WORK REQUIRED: The listing beneath should be written out in full, exactly as shown.

▬▬▬

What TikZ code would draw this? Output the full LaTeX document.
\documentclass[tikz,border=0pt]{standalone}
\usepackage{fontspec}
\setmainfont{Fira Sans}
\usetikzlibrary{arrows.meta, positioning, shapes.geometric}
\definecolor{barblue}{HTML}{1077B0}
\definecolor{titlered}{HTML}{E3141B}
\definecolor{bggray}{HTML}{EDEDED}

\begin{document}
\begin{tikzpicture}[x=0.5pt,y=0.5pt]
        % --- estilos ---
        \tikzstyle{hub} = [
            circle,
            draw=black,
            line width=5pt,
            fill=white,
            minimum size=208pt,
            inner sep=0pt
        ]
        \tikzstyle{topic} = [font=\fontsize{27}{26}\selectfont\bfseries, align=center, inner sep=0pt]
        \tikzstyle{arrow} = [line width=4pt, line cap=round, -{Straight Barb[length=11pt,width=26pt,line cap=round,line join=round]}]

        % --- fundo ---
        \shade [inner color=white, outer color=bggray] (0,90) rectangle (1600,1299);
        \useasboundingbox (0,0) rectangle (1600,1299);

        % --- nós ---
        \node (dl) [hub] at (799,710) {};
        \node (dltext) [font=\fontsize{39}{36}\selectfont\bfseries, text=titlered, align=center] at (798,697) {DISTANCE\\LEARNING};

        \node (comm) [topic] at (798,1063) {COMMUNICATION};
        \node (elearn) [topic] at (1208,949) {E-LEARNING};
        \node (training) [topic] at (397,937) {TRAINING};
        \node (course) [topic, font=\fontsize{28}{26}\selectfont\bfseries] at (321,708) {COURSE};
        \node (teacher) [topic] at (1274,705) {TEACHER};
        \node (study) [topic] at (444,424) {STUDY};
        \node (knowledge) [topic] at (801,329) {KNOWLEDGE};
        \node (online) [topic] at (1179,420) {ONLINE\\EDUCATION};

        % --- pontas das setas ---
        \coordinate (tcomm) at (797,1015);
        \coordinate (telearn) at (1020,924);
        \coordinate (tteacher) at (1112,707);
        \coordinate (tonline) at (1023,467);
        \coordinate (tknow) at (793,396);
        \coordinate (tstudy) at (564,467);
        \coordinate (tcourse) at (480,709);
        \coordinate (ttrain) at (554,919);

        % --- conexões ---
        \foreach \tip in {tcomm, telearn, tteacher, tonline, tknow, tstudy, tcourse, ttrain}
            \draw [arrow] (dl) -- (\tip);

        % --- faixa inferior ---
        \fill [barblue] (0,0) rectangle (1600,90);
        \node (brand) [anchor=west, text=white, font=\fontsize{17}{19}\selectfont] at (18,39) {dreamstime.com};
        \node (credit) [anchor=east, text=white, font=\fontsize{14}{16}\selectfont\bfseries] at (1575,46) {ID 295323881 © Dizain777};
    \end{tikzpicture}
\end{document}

▬▬▬

WRITTEN REPLY:
What TikZ code would draw this? Output the full LaTeX document.
\documentclass[tikz,border=0pt]{standalone}
\usepackage{fontspec}
\setmainfont{Fira Sans}
\usetikzlibrary{arrows.meta, positioning, shapes.geometric}
\definecolor{barblue}{HTML}{1077B0}
\definecolor{titlered}{HTML}{E3141B}
\definecolor{bggray}{HTML}{EDEDED}

\begin{document}
\begin{tikzpicture}[x=0.5pt,y=0.5pt]
        % --- estilos ---
        \tikzstyle{hub} = [
            circle,
            draw=black,
            line width=5pt,
            fill=white,
            minimum size=208pt,
            inner sep=0pt
        ]
        \tikzstyle{topic} = [font=\fontsize{27}{26}\selectfont\bfseries, align=center, inner sep=0pt]
        \tikzstyle{arrow} = [line width=4pt, line cap=round, -{Straight Barb[length=11pt,width=26pt,line cap=round,line join=round]}]

        % --- fundo ---
        \shade [inner color=white, outer color=bggray] (0,90) rectangle (1600,1299);
        \useasboundingbox (0,0) rectangle (1600,1299);

        % --- nós ---
        \node (dl) [hub] at (799,710) {};
        \node (dltext) [font=\fontsize{39}{36}\selectfont\bfseries, text=titlered, align=center] at (798,697) {DISTANCE\\LEARNING};

        \node (comm) [topic] at (798,1063) {COMMUNICATION};
        \node (elearn) [topic] at (1208,949) {E-LEARNING};
        \node (training) [topic] at (397,937) {TRAINING};
        \node (course) [topic, font=\fontsize{28}{26}\selectfont\bfseries] at (321,708) {COURSE};
        \node (teacher) [topic] at (1274,705) {TEACHER};
        \node (study) [topic] at (444,424) {STUDY};
        \node (knowledge) [topic] at (801,329) {KNOWLEDGE};
        \node (online) [topic] at (1179,420) {ONLINE\\EDUCATION};

        % --- pontas das setas ---
        \coordinate (tcomm) at (797,1015);
        \coordinate (telearn) at (1020,924);
        \coordinate (tteacher) at (1112,707);
        \coordinate (tonline) at (1023,467);
        \coordinate (tknow) at (793,396);
        \coordinate (tstudy) at (564,467);
        \coordinate (tcourse) at (480,709);
        \coordinate (ttrain) at (554,919);

        % --- conexões ---
        \foreach \tip in {tcomm, telearn, tteacher, tonline, tknow, tstudy, tcourse, ttrain}
            \draw [arrow] (dl) -- (\tip);

        % --- faixa inferior ---
        \fill [barblue] (0,0) rectangle (1600,90);
        \node (brand) [anchor=west, text=white, font=\fontsize{17}{19}\selectfont] at (18,39) {dreamstime.com};
        \node (credit) [anchor=east, text=white, font=\fontsize{14}{16}\selectfont\bfseries] at (1575,46) {ID 295323881 © Dizain777};
    \end{tikzpicture}
\end{document}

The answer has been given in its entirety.